You may be the the most arrogant man I’ve ever known. I suspect that masks serious insecurities, but I’m not a psychologist. But here, we TALK and we share opinions. If someone comes on the board and rails against everyone and demands that his opinions be heard as the absolute truth without disputation, it is simply not helpful.
I am putting you back on moderation for the time being. If you want to comment, I will have to approve it.
Your comments must add to the general conversation – make a positive contribution.
Jess: If you are reading this, my 3 year old grand daughter will do something wrong and as I am teaching her why it is wrong she says “I’m sorry” and puts her head on my shoulder. Of course I forgive her. That is a perfect teaching vehicle that I use to show and teach her what Christ has done for her and forgiveness of sin/wrong doing.

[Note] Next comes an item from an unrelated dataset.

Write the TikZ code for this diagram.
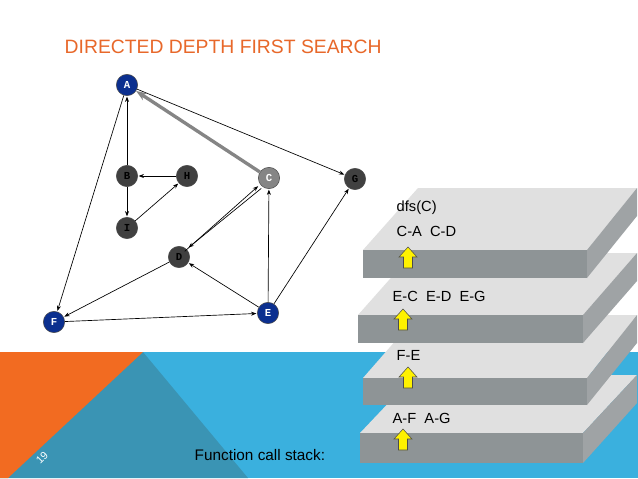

“Every day is Spurgeon Adulation Day. That’s SAD.”
—Charles Haddon Spurgeon
Tonight we watched part 1 of the biography “Luther” that came out recently; next week we’ll watch part 2, and then call it good. 🙂
Jess takes it way too far. But I disagree with the most prominent understanding that we are born sinners. Some one said, teach a class of 2 year olds and see… And there lies part of the problem. No sane person denies that 2 year olds act up and are selfish and disobedient and so forth. But here is a Scripture to consider from Romans 3: Now we know that whatever the Law says, it speaks to those who are under the Law, so that every mouth may be closed and all the world may become accountable to God; because by the works of the Law no flesh will be justified in His sight; for through the Law comes the knowledge of sin. No sane person thinks that a conscience is fully developed in a 2 year old. Or that a 2 year old understands what right means, or what wrong means, and by that I mean they don’t understand based on their own formed thought processes. They are born with a fallen nature, but they do not always act with great awareness of right and wrong, because their conscience understanding of the concept involved is not yet fully formed. We as a country understand this, for we have different punishments for children then adults though the crime be the same. And when, as the child gets older, and the crime or infraction is worse, we hold court hearings to decide if the child should be punished as an adult. Likewise, which of you parents punish a 2 year old and a 10 year old in the same way for the same infraction or disobedience? Do you not expect more from the 10 year old? Does not your discipline reflect this? Now if you as good and loving parents understand this difference do we not think that our Creator and Lord is not also at least lust as just? If these things are true, and I think that are, the idea that little children are condemned by God for being born is untrue. Neither are babies so condemned. Neither are the children in the womb. We are told that the wages of sin is death. But this is speaking of spiritual death, not physical death. For Jesus has paid the whole punishment of our sins and yet we die physically. Thus physical death is not punishment for sin but the… Read more »
“Parents and teachers should be very cautious, and yet zealous, in dealing with children. They can discourage them for life or they can over persuade them and get them into the church unsaved, without an understanding of the way of life. Teach them; make the way plain; pray for them; give them favorable opportunity to find Christ. Do not over persuade, but at the same time give them every opportunity to respond to the pleadings of the Saviour.”
-L. R. Scarborough, “With Christ After the Lost,” Broadman Press; 1952. Scarborough was the first evangelism professor at, and second president of, SWBTS.